Welcome to the world of quantum computing!
The good news is that the multiple personality disorder in each “qubit” (cue-bit), which is what they’re calling these new quantum computing “bits,” holds the promise of a gigantic leap forward in computing power. The more variables a computer can juggle, the more computations it can perform simultaneously. Instead of toggling between a ho-hum 1 and a boring 0, each qubit will be multi-tasking, thus making short work of calculations that would take today’s computers thousands — or even millions — of years to complete.
Even more bizarre than the qubit’s “all of the above” relationship with 1s and 0s is a phenomenon called “quantum entanglement,” which in recent years has made the leap from the theoretical realm to the experimental. Just last week, National Geographic reported that researchers in Switzerland and Tokyo had taken advantage of quantum entanglement to teleport some data.
You heard me. I said, “Teleport.” As in, make the data disappear from one place and reappear in another — simultaneously.
The results of this experiment would seem to defy not only logic, but even the laws of causality.
Here’s an analogy of what these researchers accomplished. Abe and Betty are each given a penny. These aren’t ordinary pennies, mind you. They’re special pennies that have been “entangled.” For the sake of our story, let’s just say that a wizard has waved a wand over them, and now the pennies share a kind of mystical connection.
While Abe is admiring his shiny new penny, a scientist shoves him into a Prius and drives him to the other side of town.
Another scientist hangs out with Betty until Abe is comfortably installed on a park bench. Now Betty and Abe are asked to flip their coins. The scientists coordinate the flips over the phone so that they happen at exactly the same time.
Abe’s flip is pretty much what you’d expect. There’s a 50% chance that it’ll be heads, and a 50% chance that it’ll be tails.
And guess what? It’s heads!
But here’s where it gets crazy. The instant that Abe looks at his penny and formulates the thought, “Heads!”, Betty’s penny turns up tails.
They try it again. This time, Abe’s penny is tails. The moment he thinks, “Tails!” Betty’s penny turns up heads.
Every single time Abe flips his coin, Betty’s flip turns out to be the opposite.
Somehow, even though she’s across town, even though the two pennies aren’t physically connected in any way, Betty’s penny knows what Abe’s is doing, and does the opposite.
And here’s the kicker: the information is passing between the pennies instantaneously, which means it has somehow managed to travel faster than the speed of light!
Impossible? Insane? Science-fiction-y?
All of the above?
Substitute the word “qubit” for “penny,” and you’ll have an idea of what these researchers did in their labs last week.
If you think all of this sounds like a lot of malarky, you’re in good company. Albert Einstein and two colleagues cooked up a thought experiment in the 1930s that sounded a lot like my Abe and Betty story, and used it to argue that quantum mechanics was, at best, an incomplete theory, and, at worst, simply wrong. Einstein zeroed in on the absurdity of particles being mystically linked across space and time. He disliked quantum mechanics’ reliance on uncertainty and probability.

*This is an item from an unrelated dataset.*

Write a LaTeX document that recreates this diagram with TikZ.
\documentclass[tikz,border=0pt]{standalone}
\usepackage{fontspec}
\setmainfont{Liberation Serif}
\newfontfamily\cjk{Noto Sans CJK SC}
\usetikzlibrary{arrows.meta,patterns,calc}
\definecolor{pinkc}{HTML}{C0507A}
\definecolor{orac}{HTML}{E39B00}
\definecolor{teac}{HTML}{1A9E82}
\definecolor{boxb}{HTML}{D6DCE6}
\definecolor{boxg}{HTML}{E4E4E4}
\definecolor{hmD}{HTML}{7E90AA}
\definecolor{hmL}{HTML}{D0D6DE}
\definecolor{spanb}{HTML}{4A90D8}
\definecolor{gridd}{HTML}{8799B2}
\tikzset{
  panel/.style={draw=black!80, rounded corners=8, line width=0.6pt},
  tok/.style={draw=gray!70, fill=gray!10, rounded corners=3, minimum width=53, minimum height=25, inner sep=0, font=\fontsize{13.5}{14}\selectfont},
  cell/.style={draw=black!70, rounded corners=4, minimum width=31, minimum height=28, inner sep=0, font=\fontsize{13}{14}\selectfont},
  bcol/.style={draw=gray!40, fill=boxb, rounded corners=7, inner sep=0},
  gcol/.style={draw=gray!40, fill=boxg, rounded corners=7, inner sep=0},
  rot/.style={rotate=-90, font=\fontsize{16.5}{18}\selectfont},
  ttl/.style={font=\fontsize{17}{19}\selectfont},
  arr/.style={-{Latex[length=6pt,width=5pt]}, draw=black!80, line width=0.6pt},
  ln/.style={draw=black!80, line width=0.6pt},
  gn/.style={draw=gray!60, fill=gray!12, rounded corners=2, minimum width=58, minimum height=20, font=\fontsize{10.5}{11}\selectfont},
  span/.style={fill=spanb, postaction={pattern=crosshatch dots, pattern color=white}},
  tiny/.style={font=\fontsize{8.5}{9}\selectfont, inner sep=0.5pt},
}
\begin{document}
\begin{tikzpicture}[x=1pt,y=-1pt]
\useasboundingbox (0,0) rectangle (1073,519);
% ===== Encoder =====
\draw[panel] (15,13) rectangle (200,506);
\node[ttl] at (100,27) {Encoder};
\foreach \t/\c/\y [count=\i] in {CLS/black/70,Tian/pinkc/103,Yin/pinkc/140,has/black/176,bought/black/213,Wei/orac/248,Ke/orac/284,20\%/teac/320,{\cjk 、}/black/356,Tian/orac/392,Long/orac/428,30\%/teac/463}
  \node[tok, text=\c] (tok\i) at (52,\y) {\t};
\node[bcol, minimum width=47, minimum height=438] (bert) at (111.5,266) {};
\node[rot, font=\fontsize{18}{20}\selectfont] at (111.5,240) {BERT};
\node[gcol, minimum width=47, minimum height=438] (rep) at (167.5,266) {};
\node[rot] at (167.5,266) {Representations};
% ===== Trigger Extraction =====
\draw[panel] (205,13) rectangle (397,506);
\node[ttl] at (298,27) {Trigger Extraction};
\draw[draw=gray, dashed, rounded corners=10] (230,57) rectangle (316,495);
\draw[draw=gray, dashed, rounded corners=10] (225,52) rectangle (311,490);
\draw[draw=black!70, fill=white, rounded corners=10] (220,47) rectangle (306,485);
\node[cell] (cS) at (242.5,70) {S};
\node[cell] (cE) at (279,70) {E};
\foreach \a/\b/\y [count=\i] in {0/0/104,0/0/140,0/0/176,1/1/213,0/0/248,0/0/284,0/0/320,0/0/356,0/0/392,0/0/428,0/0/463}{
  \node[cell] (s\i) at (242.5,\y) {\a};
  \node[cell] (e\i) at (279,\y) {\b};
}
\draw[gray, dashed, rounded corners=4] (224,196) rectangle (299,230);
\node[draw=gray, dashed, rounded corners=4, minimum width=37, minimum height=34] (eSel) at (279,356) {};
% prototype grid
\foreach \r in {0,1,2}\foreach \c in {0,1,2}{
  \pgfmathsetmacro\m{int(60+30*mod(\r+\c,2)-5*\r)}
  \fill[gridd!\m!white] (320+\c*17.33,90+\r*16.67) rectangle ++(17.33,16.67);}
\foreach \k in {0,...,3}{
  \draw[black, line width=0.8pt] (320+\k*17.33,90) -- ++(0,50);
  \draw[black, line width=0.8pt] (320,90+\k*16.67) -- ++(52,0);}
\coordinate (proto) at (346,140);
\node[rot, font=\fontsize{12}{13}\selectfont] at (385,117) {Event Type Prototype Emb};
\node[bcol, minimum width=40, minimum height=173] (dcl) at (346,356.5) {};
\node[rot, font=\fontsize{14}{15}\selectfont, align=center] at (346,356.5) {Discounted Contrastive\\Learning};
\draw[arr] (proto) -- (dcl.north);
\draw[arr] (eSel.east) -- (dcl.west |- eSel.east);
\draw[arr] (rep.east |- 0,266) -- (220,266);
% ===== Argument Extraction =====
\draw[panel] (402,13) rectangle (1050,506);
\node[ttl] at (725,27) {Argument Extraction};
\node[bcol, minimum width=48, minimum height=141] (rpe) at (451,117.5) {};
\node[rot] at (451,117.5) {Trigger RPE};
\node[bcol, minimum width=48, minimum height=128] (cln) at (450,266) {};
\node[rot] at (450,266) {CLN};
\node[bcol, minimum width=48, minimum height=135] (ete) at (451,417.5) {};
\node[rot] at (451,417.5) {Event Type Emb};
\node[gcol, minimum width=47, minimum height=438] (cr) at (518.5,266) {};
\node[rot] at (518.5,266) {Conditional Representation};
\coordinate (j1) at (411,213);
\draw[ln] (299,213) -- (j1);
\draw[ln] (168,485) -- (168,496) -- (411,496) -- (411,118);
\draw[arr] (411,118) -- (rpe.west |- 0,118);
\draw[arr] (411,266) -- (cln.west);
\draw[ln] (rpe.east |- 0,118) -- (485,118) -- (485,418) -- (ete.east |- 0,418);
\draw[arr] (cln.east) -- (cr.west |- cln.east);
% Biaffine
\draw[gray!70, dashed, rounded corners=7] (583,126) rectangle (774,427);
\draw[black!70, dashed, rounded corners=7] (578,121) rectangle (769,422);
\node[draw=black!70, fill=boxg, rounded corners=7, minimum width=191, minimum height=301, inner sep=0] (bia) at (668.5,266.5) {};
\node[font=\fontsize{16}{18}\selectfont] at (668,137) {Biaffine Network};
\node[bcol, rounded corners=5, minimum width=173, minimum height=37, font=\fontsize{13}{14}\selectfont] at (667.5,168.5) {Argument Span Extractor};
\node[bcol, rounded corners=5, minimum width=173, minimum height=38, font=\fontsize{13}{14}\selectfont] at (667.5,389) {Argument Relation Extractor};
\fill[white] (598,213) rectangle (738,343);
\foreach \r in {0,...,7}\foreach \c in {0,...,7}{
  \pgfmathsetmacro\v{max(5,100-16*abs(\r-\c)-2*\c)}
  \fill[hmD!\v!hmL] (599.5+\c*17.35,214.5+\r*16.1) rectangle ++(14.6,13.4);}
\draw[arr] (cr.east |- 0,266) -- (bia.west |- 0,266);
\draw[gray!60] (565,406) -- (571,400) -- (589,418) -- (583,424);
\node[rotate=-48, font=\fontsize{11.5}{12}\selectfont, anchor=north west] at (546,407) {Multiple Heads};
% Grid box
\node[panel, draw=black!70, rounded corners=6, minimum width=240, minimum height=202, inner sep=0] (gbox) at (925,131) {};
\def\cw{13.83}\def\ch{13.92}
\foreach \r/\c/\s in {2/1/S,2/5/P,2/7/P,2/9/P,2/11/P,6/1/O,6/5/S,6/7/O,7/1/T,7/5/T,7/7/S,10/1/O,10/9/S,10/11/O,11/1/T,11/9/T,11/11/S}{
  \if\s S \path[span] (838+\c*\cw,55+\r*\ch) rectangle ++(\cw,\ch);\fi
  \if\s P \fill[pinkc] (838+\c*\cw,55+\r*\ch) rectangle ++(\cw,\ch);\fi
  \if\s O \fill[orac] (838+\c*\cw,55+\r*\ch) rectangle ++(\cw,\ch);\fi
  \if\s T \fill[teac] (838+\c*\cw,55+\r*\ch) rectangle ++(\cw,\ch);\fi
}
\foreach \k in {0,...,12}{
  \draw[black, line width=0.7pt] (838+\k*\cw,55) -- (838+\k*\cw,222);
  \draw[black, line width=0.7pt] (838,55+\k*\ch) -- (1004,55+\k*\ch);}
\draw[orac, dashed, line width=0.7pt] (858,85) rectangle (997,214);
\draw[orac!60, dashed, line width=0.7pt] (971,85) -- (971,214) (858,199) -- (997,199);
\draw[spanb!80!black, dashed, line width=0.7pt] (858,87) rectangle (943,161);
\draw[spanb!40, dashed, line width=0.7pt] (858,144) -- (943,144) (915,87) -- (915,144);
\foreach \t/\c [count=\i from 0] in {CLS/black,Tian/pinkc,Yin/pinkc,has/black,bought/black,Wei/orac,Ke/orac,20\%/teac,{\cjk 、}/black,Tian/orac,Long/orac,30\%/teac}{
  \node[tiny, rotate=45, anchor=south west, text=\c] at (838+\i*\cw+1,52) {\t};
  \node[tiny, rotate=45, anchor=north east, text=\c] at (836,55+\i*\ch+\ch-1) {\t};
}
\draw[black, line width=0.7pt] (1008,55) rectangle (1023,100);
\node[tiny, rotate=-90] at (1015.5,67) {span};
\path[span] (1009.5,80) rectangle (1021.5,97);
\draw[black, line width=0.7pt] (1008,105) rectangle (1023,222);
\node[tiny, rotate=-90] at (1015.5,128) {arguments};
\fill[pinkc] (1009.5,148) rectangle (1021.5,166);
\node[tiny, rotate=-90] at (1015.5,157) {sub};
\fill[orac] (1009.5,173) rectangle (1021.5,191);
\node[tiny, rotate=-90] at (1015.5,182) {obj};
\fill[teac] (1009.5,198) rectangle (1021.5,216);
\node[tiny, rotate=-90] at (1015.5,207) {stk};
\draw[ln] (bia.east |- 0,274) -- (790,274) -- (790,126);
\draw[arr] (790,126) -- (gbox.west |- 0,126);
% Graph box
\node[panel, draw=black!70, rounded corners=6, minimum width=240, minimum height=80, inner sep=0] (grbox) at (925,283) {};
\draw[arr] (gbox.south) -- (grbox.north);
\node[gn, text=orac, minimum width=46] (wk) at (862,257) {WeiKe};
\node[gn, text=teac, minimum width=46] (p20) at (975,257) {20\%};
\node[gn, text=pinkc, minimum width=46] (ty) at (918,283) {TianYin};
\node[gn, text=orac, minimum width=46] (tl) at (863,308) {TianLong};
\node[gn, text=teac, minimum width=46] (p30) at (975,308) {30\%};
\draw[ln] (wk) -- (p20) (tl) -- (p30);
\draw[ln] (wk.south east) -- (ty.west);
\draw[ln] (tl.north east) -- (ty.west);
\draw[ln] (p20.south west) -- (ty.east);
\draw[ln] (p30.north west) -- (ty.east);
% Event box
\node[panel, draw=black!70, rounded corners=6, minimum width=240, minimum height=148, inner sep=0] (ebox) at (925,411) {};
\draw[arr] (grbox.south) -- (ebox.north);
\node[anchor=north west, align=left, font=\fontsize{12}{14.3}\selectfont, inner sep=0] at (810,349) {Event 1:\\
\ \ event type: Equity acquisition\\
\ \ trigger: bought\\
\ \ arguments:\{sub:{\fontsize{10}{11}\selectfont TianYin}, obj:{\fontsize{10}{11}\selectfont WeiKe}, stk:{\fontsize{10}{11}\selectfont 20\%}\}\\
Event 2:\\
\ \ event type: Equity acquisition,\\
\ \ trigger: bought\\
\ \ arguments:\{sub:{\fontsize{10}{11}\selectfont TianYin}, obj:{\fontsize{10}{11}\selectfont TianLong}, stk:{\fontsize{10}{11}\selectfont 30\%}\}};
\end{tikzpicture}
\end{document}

He liked to say, “God does not play dice with the world.” Then again, in 1935, when he wrote his critique of quantum mechanics, the notion of a wireless computerized telephone that would fit comfortably in a shirt pocket was the stuff of science fiction.
Personally, I’m bullish on Moore’s Law. I say, onwards and upwards with quantum computing.
Step aside, doubters, and let the teleporting commence!